Sur la demande de dommages-intérêts pour procédure abusive formée par la société Kéolis Rennes
La société Osiris Surveillance soulève l'irrecevabilité de la demande pour ne pas avoir été déclarée au passif dans le cadre de la procédure de redressement judiciaire ouverte à son égard, avant le 12 juin 2016.
La société Kéolis Rennes ne conteste pas ne pas avoir procédé à la déclaration de créances au titre du préjudice allégué de ce chef.
En application des dispositions de l'article L. 622-24 du Code de commerce, la société Kéolis Rennes devait procéder à la déclaration de créances au passif de la société Osiris Surveillance, s'agissant d'une créance née antérieurement à l'ouverture de la procédure collective, la société Kéolis Rennes reprochant à la société Osiris Surveillance d'avoir engagé en 2015 une procédure à jour fixe à son encontre.
En conséquence, il y a lieu de déclarer irrecevable la demande à ce titre.
Sur les dépens et l'application de l'article 700 du Code de procédure civile
Le sens du présent arrêt conduit à confirmer le jugement sur les dépens et l'application qui y a été faite des dispositions de l'article 700 du Code de procédure civile.

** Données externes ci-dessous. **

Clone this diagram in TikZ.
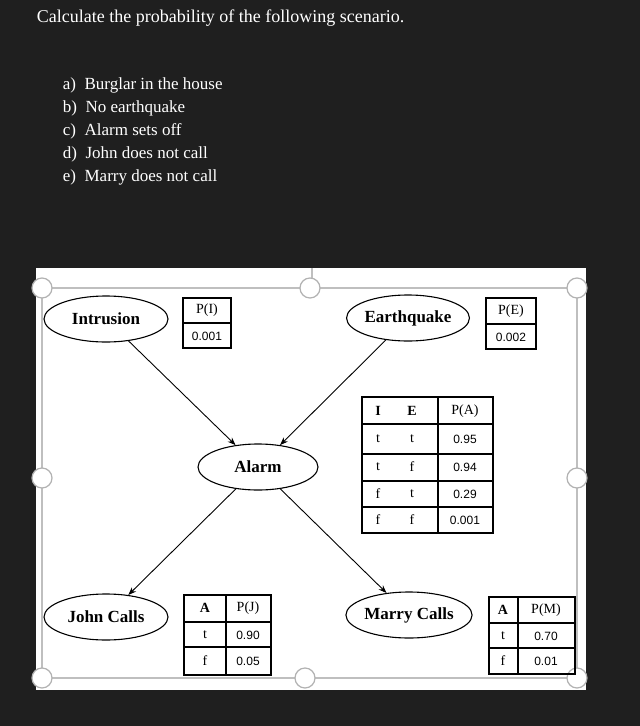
\documentclass[tikz,border=0pt]{standalone}
\usepackage{fontspec}
\setmainfont{Liberation Serif}
\newfontfamily\arl{Liberation Sans}
\usetikzlibrary{arrows.meta,shapes.geometric}
\definecolor{bg}{HTML}{1F1F1F}
\begin{document}
\begin{tikzpicture}[x=1pt,y=-1pt,line width=1.1pt,
  ell/.style={draw,ellipse,minimum width=#1,minimum height=46,inner sep=0,line width=1.1pt,font=\fontsize{17}{19}\selectfont\bfseries},
  ell/.default=124,
  hd/.style={font=\fontsize{14}{16}\selectfont},
  num/.style={font=\arl\fontsize{12}{14}\selectfont},
  hdl/.style={circle,draw=gray!60,fill=white,line width=1.2pt,minimum size=20,inner sep=0},
  arr/.style={-{Stealth[length=8pt,width=6pt]},line width=0.9pt}]
\fill[bg] (0,0) rectangle (640,726);
\node[anchor=west,text=white,font=\fontsize{18}{20}\selectfont] (title) at (33,18) {Calculate the probability of the following scenario.};
\foreach \t [count=\i] in {a)\enspace Burglar in the house, b)\enspace No earthquake, c)\enspace Alarm sets off, d)\enspace John does not call, e)\enspace Marry does not call}
  \node[anchor=west,text=white,font=\fontsize{17}{19}\selectfont] (l\i) at (59,62+23*\i) {\t};
\fill[white] (36,268) rectangle (586,690);
\draw[gray!50,line width=1.5pt] (42,288) rectangle (577,678);
\draw[gray!50,line width=1.2pt] (312,268) -- (312,286);
\foreach \p [count=\i] in {(42,288),(310,288),(577,288),(42,478),(577,478),(42,678),(305,678),(577,678)}
  \node[hdl] (h\i) at \p {};
% nodes
\node[ell] (I) at (106,319) {Intrusion};
\node[ell=120] (E) at (408,318) {Earthquake};
\node[ell=120] (A) at (258,467) {Alarm};
\node[ell] (J) at (106,617) {John Calls};
\node[ell] (M) at (409,615) {Marry Calls};
\draw[arr] (I) -- (A);
\draw[arr] (E) -- (A);
\draw[arr] (A) -- (J);
\draw[arr] (A) -- (M);
% P(I)
\draw (183,298) rectangle (231,348); \draw (183,323) -- (231,323);
\node[hd] (pi) at (207,310) {P(I)}; \node[num] (pi1) at (207,336) {0.001};
% P(E)
\draw (486,298) rectangle (536,349); \draw (486,324) -- (536,324);
\node[hd] (pe) at (511,311) {P(E)}; \node[num] (pe1) at (511,337) {0.002};
% P(A)
\draw (362,397) rectangle (493,533); \draw (438,397) -- (438,533);
\draw (362,424) -- (493,424); \draw (362,454) -- (493,454);
\draw (362,481) -- (493,481); \draw (362,507) -- (493,507);
\node[hd,font=\fontsize{14}{16}\selectfont\bfseries] (ai) at (378,411) {I};
\node[hd,font=\fontsize{14}{16}\selectfont\bfseries] (ae) at (412,411) {E};
\node[hd] (ap) at (465,411) {P(A)};
\foreach \a/\b/\v/\y [count=\k] in {t/t/0.95/439,t/f/0.94/467,f/t/0.29/494,f/f/0.001/520}{
  \node[hd] (ar\k a) at (378,\y) {\a}; \node[hd] (ar\k b) at (412,\y) {\b}; \node[num] (ar\k c) at (465,\y) {\v};}
% P(J)
\draw (184,595) rectangle (271,675); \draw (226,595) -- (226,675);
\draw (184,622) -- (271,622); \draw (184,647) -- (271,647);
\node[hd,font=\fontsize{14}{16}\selectfont\bfseries] (ja) at (205,608) {A}; \node[hd] (jp) at (248,608) {P(J)};
\node[hd] (j1) at (205,635) {t}; \node[num] (j1v) at (248,635) {0.90};
\node[hd] (j2) at (205,661) {f}; \node[num] (j2v) at (248,661) {0.05};
% P(M)
\draw (489,597) rectangle (575,674); \draw (518,597) -- (518,674);
\draw (489,623) -- (575,623); \draw (489,648) -- (575,648);
\node[hd,font=\fontsize{14}{16}\selectfont\bfseries] (ma) at (503,610) {A}; \node[hd] (mp) at (546,610) {P(M)};
\node[hd] (m1) at (503,636) {t}; \node[num] (m1v) at (546,636) {0.70};
\node[hd] (m2) at (503,661) {f}; \node[num] (m2v) at (546,661) {0.01};
\end{tikzpicture}
\end{document}
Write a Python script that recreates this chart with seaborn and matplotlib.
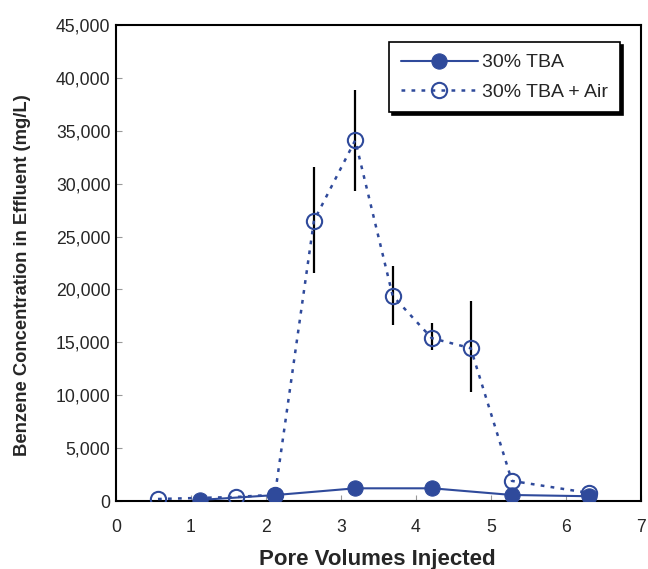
import numpy as np
import pandas as pd
import matplotlib
matplotlib.use("Agg")
import matplotlib.pyplot as plt
import seaborn as sns
from matplotlib.ticker import FuncFormatter

# 数据
pv_tba = [1.12, 2.12, 3.19, 4.22, 5.28, 6.31]
conc_tba = [100, 560, 1200, 1200, 570, 450]

pv_air = [0.56, 1.60, 2.12, 2.64, 3.19, 3.69, 4.21, 4.73, 5.28, 6.31]
conc_air = [190, 380, 600, 26500, 34100, 19400, 15400, 14450, 1900, 760]

# 误差棒 (上下端)
err_pv = [2.64, 3.19, 3.69, 4.21, 4.73]
err_low = [21600, 29300, 16600, 14250, 10300]
err_high = [31550, 38900, 22200, 16800, 18900]

blue = "#2f4a9b"

sns.set_style("white")
plt.rcParams['font.family'] = ['Liberation Sans', 'DejaVu Sans']

df_tba = pd.DataFrame({'pv': pv_tba, 'conc': conc_tba})
df_air = pd.DataFrame({'pv': pv_air, 'conc': conc_air})

fig = plt.figure(figsize=(6.48, 5.69), dpi=100)
ax = fig.add_axes([0.179, 0.1195, 0.81, 0.8365])

ax.vlines(err_pv, err_low, err_high, colors='black', linewidth=1.6, zorder=2)

sns.lineplot(data=df_air, x='pv', y='conc', ax=ax, color=blue, linestyle=(0, (1.5, 2.5)),
             linewidth=1.8, marker='o', markersize=11, markerfacecolor='none',
             markeredgecolor=blue, markeredgewidth=1.5, label='30% TBA + Air', zorder=3)
sns.lineplot(data=df_tba, x='pv', y='conc', ax=ax, color=blue, linestyle='-',
             linewidth=1.5, marker='o', markersize=11, markerfacecolor=blue,
             markeredgecolor=blue, label='30% TBA', zorder=4)

ax.set_xlim(0, 7)
ax.set_ylim(0, 45000)
ax.set_xticks(range(0, 8))
ax.set_yticks(range(0, 45001, 5000))
ax.yaxis.set_major_formatter(FuncFormatter(lambda v, p: f"{int(v):,}"))
ax.tick_params(direction='in', length=4, color='#999999', labelsize=12.7,
               left=True, bottom=True)
ax.tick_params(axis='y', pad=4)
ax.tick_params(axis='x', pad=13)
for s in ax.spines.values():
    s.set_color('black')
    s.set_linewidth(1.5)

ax.set_xlabel('Pore Volumes Injected', fontsize=16, fontweight='bold')
ax.set_ylabel('Benzene Concentration in Effluent (mg/L)', fontsize=13.2, fontweight='bold')
ax.xaxis.set_label_coords(0.497, -0.1)
ax.yaxis.set_label_coords(-0.162, 0.475)

handles, labels = ax.get_legend_handles_labels()
order = [labels.index('30% TBA'), labels.index('30% TBA + Air')]
leg = ax.legend([handles[i] for i in order], [labels[i] for i in order],
                loc='upper right', bbox_to_anchor=(0.96, 0.964), fontsize=14,
                frameon=True, fancybox=False, edgecolor='black', framealpha=1,
                shadow={'color': 'black', 'alpha': 1}, handlelength=4.0,
                borderpad=0.6, labelspacing=0.6, handletextpad=0.2,
                borderaxespad=0)
leg.get_frame().set_linewidth(1.2)

plt.savefig('out.png', dpi=100)
plt.close()
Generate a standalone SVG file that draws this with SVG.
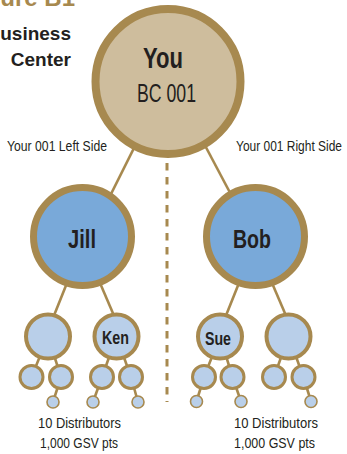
<svg xmlns="http://www.w3.org/2000/svg" width="347" height="454" viewBox="0 0 347 454">
<style>
  .ln { stroke: #a7894f; stroke-width: 2.6; fill: none; }
  .dash { stroke: #a7894f; stroke-width: 3; stroke-dasharray: 7.5 6.5; fill: none; }
  .you { fill: #cebd9d; stroke: #a7894f; stroke-width: 8; }
  .l2 { fill: #79a9d9; stroke: #a7894f; stroke-width: 7; }
  .l3 { fill: #b9cfe9; stroke: #a7894f; stroke-width: 4; }
  .l4 { fill: #b9cfe9; stroke: #a7894f; stroke-width: 3; }
  .l5 { fill: #b9cfe9; stroke: #a7894f; stroke-width: 1.6; }
  text { font-family: "Liberation Sans", Arial, sans-serif; fill: #231f20; }
  .b { font-weight: bold; }
  .side { font-size: 15.5px; }
  .foot { font-size: 15.5px; }
</style>
<rect width="347" height="454" fill="#ffffff"/>
<g id="title">
  <text x="75" y="6" class="b" font-size="24" text-anchor="end" style="fill:#a7894f">Figure B1</text>
  <text x="71" y="40" class="b" font-size="19" text-anchor="end">Business</text>
  <text x="71" y="66" class="b" font-size="19" text-anchor="end">Center</text>
</g>
<g id="connectors">
  <line class="dash" x1="167" y1="163" x2="167" y2="402"/>
  <line class="ln" x1="140" y1="136" x2="104" y2="208"/>
  <line class="ln" x1="200" y1="136" x2="236" y2="204"/>
  <line class="ln" x1="67" y1="283" x2="53" y2="318"/>
  <line class="ln" x1="100" y1="283" x2="115" y2="318"/>
  <line class="ln" x1="239" y1="283" x2="225" y2="318"/>
  <line class="ln" x1="272" y1="283" x2="287" y2="318"/>
  <line class="ln" x1="48" y1="336.5" x2="31.5" y2="377"/>
  <line class="ln" x1="48" y1="336.5" x2="61" y2="377"/>
  <line class="ln" x1="116.5" y1="336.5" x2="102" y2="377"/>
  <line class="ln" x1="116.5" y1="336.5" x2="131" y2="377"/>
  <line class="ln" x1="220" y1="336.5" x2="204" y2="377"/>
  <line class="ln" x1="220" y1="336.5" x2="232.5" y2="377"/>
  <line class="ln" x1="288.5" y1="336.5" x2="274" y2="377"/>
  <line class="ln" x1="288.5" y1="336.5" x2="303.5" y2="377"/>
  <line class="ln" x1="61" y1="377" x2="53" y2="402"/>
  <line class="ln" x1="102" y1="377" x2="93" y2="402"/>
  <line class="ln" x1="131" y1="377" x2="138" y2="402"/>
  <line class="ln" x1="204" y1="377" x2="196.5" y2="401.5"/>
  <line class="ln" x1="232.5" y1="377" x2="241" y2="401.5"/>
  <line class="ln" x1="303.5" y1="377" x2="311" y2="401.5"/>
</g>
<g id="labels">
  <text class="side" x="7" y="151" textLength="100" lengthAdjust="spacingAndGlyphs">Your 001 Left Side</text>
  <text class="side" x="236" y="151" textLength="106" lengthAdjust="spacingAndGlyphs">Your 001 Right Side</text>
  <text class="foot" x="38" y="428" textLength="83" lengthAdjust="spacingAndGlyphs">10 Distributors</text>
  <text class="foot" x="40" y="448" textLength="78" lengthAdjust="spacingAndGlyphs">1,000 GSV pts</text>
  <text class="foot" x="234" y="428" textLength="84" lengthAdjust="spacingAndGlyphs">10 Distributors</text>
  <text class="foot" x="234" y="448" textLength="81" lengthAdjust="spacingAndGlyphs">1,000 GSV pts</text>
</g>
<g id="you">
  <circle class="you" cx="168" cy="81.5" r="72.5"/>
  <text x="163" y="68" class="b" font-size="30" text-anchor="middle" textLength="40" lengthAdjust="spacingAndGlyphs">You</text>
  <text x="166.5" y="102" font-size="26" text-anchor="middle" textLength="59" lengthAdjust="spacingAndGlyphs">BC 001</text>
</g>
<g id="jill">
  <circle class="l2" cx="82.5" cy="236.5" r="49"/>
  <text x="82" y="248" class="b" font-size="25" text-anchor="middle" textLength="28" lengthAdjust="spacingAndGlyphs">Jill</text>
</g>
<g id="bob">
  <circle class="l2" cx="255.5" cy="236.5" r="49"/>
  <text x="252" y="248" class="b" font-size="25" text-anchor="middle" textLength="38" lengthAdjust="spacingAndGlyphs">Bob</text>
</g>
<g id="jill-left">
  <circle class="l3" cx="48" cy="336.5" r="22"/>
</g>
<g id="ken">
  <circle class="l3" cx="116.5" cy="336.5" r="22"/>
  <text x="115.5" y="344" class="b" font-size="19" text-anchor="middle" textLength="27" lengthAdjust="spacingAndGlyphs">Ken</text>
</g>
<g id="sue">
  <circle class="l3" cx="220" cy="336.5" r="22"/>
  <text x="218" y="345" class="b" font-size="19" text-anchor="middle" textLength="26" lengthAdjust="spacingAndGlyphs">Sue</text>
</g>
<g id="bob-right">
  <circle class="l3" cx="288.5" cy="336.5" r="22"/>
</g>
<g id="level4">
  <circle class="l4" cx="31.5" cy="377" r="11.5"/>
  <circle class="l4" cx="61" cy="377" r="11.5"/>
  <circle class="l4" cx="102" cy="377" r="11.5"/>
  <circle class="l4" cx="131" cy="377" r="11.5"/>
  <circle class="l4" cx="204" cy="377" r="11.5"/>
  <circle class="l4" cx="232.5" cy="377" r="11.5"/>
  <circle class="l4" cx="274" cy="377" r="11.5"/>
  <circle class="l4" cx="303.5" cy="377" r="11.5"/>
</g>
<g id="level5">
  <circle class="l5" cx="53" cy="402" r="6"/>
  <circle class="l5" cx="93" cy="402" r="6"/>
  <circle class="l5" cx="138" cy="402" r="6"/>
  <circle class="l5" cx="196.5" cy="401.5" r="6"/>
  <circle class="l5" cx="241" cy="401.5" r="6"/>
  <circle class="l5" cx="311" cy="401.5" r="6"/>
</g>
</svg>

La société Osiris Surveillance, partie perdante, doit être condamnée aux dépens d'appel, qui pourront être recouvrés conformément aux dispositions de l'article 699 du Code de procédure civile, ainsi qu'à payer à la société Kéolis Rennes la somme supplémentaire de 10 000 par application de l'article 700 du Code de procédure civile en cause d'appel.
Le sens du présent arrêt conduit à rejeter la demande par application de l'article 700 du Code de procédure civile formulée par la société Osiris Surveillance.
Par ces motifs : LA COUR, Confirme le jugement, Y ajoutant, Déclare irrecevable la demande de dommages-intérêts pour procédure abusive formée par la société Kéolis Rennes, Condamne la société Osiris Surveillance aux dépens d'appel, qui pourront être recouvrés conformément aux dispositions de l'article 699 du Code de procédure civile, ainsi qu'à payer à la société Kéolis Rennes la somme supplémentaire de 10 000 par application de l'article 700 du Code de procédure civile en cause d'appel, Rejette toute autre demande.